Holding — Bradley, J.
- The Missouri Court of Appeals held that there was no partnership between Brady and Mitchell, and thus Mitchell was not liable for the coal purchased.
Rule
- Partnerships are created only by mutual consent and a clear contractual agreement between the parties, not merely by shared ownership or conditional agreements.
Reasoning
- The Missouri Court of Appeals reasoned that the contract between Brady and Mitchell explicitly outlined that Mitchell's acquisition of the half interest was conditional and did not establish a partnership.
- The court noted that partnerships arise from mutual consent and a clear intention to form a partnership, which was absent in this case.
- The contract stated that Brady would undertake the dewatering alone and bear the associated costs, negating any inference of a partnership.
- Additionally, the court highlighted that Mitchell had no involvement in the operational decisions or expenses associated with the coal purchases.
- The court further pointed out that even subsequent financial transactions between the parties did not indicate a partnership, as they were characterized as loans to assist with the dewatering process.
- Ultimately, the court determined that the absence of a contract indicating a partnership meant that no partnership could be declared, and Mitchell could not be held liable for the debts incurred by Brady.
Deep Dive: How the Court Reached Its Decision
Court's Analysis of Partnership Existence
The Missouri Court of Appeals examined whether a partnership existed between Brady and Mitchell at the time coal was purchased for dewatering the mine.

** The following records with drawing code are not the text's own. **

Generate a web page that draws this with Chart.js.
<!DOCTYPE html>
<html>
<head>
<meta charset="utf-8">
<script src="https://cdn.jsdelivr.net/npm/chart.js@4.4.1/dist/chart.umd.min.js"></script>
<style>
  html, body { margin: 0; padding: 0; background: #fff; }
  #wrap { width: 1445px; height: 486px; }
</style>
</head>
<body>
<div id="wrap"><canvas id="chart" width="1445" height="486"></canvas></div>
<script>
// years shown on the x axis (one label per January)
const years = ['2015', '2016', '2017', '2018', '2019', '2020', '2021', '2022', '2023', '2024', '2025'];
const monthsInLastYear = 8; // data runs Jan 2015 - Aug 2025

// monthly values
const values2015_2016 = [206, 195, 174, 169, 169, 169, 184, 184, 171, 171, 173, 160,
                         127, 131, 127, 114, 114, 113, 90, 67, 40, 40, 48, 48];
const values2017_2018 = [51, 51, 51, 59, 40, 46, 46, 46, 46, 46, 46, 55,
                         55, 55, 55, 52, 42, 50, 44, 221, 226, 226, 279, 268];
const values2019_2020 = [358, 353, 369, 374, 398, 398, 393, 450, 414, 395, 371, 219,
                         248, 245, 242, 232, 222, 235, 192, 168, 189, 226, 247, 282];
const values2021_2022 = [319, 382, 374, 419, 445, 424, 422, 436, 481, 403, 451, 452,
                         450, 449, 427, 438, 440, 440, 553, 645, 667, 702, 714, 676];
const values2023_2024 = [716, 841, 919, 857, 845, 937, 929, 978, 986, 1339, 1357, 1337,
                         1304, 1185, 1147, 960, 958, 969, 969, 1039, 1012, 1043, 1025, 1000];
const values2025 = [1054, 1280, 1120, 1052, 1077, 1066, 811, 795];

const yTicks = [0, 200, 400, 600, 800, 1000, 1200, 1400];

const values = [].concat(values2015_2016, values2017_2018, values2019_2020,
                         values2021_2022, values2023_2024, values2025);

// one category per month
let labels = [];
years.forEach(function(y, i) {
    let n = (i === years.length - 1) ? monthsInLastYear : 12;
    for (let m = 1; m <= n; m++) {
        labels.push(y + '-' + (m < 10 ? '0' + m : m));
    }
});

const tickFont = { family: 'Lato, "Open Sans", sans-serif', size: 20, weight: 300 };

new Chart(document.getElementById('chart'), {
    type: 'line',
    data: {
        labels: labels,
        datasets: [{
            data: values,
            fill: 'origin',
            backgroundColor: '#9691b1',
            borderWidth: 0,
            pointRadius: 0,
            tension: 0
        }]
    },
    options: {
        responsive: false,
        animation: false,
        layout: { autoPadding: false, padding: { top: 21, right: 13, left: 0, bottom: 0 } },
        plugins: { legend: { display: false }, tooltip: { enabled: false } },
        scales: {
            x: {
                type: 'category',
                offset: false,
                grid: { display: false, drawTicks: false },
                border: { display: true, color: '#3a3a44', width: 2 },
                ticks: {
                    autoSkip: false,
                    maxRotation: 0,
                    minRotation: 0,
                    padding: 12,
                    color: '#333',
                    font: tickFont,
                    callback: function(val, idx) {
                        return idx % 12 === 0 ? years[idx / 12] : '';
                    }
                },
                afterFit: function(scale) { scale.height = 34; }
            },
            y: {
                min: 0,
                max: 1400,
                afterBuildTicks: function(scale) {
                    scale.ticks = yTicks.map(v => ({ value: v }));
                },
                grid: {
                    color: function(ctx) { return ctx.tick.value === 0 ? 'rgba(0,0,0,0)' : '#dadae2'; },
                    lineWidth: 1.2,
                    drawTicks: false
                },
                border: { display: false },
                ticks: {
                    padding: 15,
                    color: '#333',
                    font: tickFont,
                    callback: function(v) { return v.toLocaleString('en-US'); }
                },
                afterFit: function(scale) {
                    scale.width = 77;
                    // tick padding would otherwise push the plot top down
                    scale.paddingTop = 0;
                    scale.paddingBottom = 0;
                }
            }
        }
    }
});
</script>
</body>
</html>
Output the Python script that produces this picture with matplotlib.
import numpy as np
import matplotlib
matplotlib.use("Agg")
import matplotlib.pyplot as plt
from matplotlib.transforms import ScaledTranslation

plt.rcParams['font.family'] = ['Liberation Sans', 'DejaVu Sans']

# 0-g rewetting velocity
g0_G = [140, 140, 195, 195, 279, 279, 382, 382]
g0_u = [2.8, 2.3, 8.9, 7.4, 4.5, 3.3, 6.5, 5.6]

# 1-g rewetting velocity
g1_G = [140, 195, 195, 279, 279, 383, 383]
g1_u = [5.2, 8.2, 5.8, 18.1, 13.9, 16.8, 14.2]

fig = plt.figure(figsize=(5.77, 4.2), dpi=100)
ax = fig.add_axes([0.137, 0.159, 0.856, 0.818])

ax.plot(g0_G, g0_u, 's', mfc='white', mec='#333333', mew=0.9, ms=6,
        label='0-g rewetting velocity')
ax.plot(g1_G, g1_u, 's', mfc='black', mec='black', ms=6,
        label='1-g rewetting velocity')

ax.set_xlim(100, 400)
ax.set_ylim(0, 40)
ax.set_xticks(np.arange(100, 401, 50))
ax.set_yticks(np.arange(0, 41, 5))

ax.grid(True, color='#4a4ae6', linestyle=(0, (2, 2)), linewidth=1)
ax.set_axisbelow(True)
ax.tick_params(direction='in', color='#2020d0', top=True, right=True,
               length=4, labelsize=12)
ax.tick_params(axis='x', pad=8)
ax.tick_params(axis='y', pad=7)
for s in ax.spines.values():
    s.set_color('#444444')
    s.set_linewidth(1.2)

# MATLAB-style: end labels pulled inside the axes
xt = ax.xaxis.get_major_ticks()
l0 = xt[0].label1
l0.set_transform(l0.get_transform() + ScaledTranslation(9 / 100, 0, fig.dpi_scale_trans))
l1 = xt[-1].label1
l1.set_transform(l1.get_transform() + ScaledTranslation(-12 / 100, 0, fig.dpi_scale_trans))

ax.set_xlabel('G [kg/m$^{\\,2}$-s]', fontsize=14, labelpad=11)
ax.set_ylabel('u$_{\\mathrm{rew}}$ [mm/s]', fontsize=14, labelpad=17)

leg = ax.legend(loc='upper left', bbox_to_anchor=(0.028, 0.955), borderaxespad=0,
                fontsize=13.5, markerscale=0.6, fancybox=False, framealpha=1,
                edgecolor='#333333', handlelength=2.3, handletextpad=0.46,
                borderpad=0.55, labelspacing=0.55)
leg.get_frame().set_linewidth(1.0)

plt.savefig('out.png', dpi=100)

The court established that the existence of a partnership is determined by the intentions of the parties involved and the contractual agreements they have in place. In this case, the contract between Brady and Mitchell explicitly stated that Mitchell’s acquisition of a half interest in the mining lease was contingent upon his inspection of the property after dewatering was completed. Since Mitchell was not obligated to pay the remaining balance of $700 until he decided to accept the property, the court found that there was no mutual assent to form a partnership at that time. Furthermore, the contract clearly designated Brady as responsible for the dewatering process and all associated expenses, which contradicted any claim of partnership, as partnerships typically involve shared responsibilities and liabilities. The court noted that the mere fact that both parties would eventually share profits if the half interest was purchased did not suffice to establish a partnership, especially since no definitive agreement to operate as partners was made.
Intent and Mutual Consent
The court emphasized that partnerships arise from mutual consent and a clear intention to form such a relationship, which was absent in the dealings between Brady and Mitchell. The contract delineated the roles and responsibilities of each party, indicating that Brady would handle the dewatering and any costs incurred during this operation. The court highlighted that Mitchell did not participate in the operational decisions or financial obligations regarding the coal purchase; instead, he loaned money to Brady to support the dewatering efforts, further distancing their relationship from that of a partnership. It was critical for the court to ascertain that the intentions of the parties, as expressed in their contract, did not suggest a partnership existed. The absence of any language in the contract that indicated a partnership, coupled with the conditional nature of Mitchell's interest in the lease, reinforced the court's conclusion. The court concluded that if the terms of the contract did not constitute a partnership, then it could not simply be declared one based on external circumstances or assumptions.
Financial Transactions Between Parties
The court also assessed the financial transactions between Brady and Mitchell, which were crucial in determining the nature of their relationship. Although Mitchell advanced funds to Brady for dewatering, these transactions were characterized as loans rather than contributions to a partnership. Testimonies indicated that Mitchell was not investing in the business but rather helping Brady meet immediate needs for cash flow to continue the dewatering process. The court found that these loans did not demonstrate any intention to form a partnership; instead, they were merely financial transactions aimed at facilitating the work Brady was undertaking independently. The fact that Mitchell loaned money for the specific purpose of dewatering the mine, rather than sharing in the operational risks or profits, further indicated that no partnership existed. The court reiterated that the presence of loans and financial assistance did not equate to a partnership relationship under the law.
Judicial Precedents
The court referenced several judicial precedents to support its reasoning regarding the formation of partnerships. Previous rulings established that partnerships must be formed by mutual agreement and cannot be inferred from mere shared ownership or conditional agreements. The court pointed out that, similar to cases where parties had shared profits without forming a partnership, the mere potential for future profit-sharing in this case did not establish an actual partnership. The court cited cases where individuals were found not to be partners based on contractual terms that clearly defined their relationship and responsibilities, reinforcing the principle that intention and explicit agreements dictate partnership status. These precedents illustrated the importance of looking at the language of contracts and the surrounding circumstances to determine the existence of a partnership. The court concluded that the absence of a partnership agreement as defined by the law meant that Mitchell could not be held liable for the debts incurred by Brady for coal used during dewatering.
Conclusion of the Court
Ultimately, the Missouri Court of Appeals affirmed that no partnership existed between Brady and Mitchell, leading to the decision that Mitchell was not liable for the coal purchased by Brady. The court's decision was based on the clear interpretation of the contract between the two parties, which outlined specific roles and responsibilities that negated any inference of a partnership. The court determined that the obligations and liabilities incurred during the dewatering process were solely the responsibility of Brady, as he was the one undertaking the work and incurring the costs. Consequently, since there was no evidence of a partnership agreement and no indication of Mitchell holding himself out as a partner, the appeal was granted in favor of Mitchell, reversing the trial court's judgment against him. This case underscored the legal principles governing partnership formation and the necessity for clear mutual consent and intention in establishing such relationships.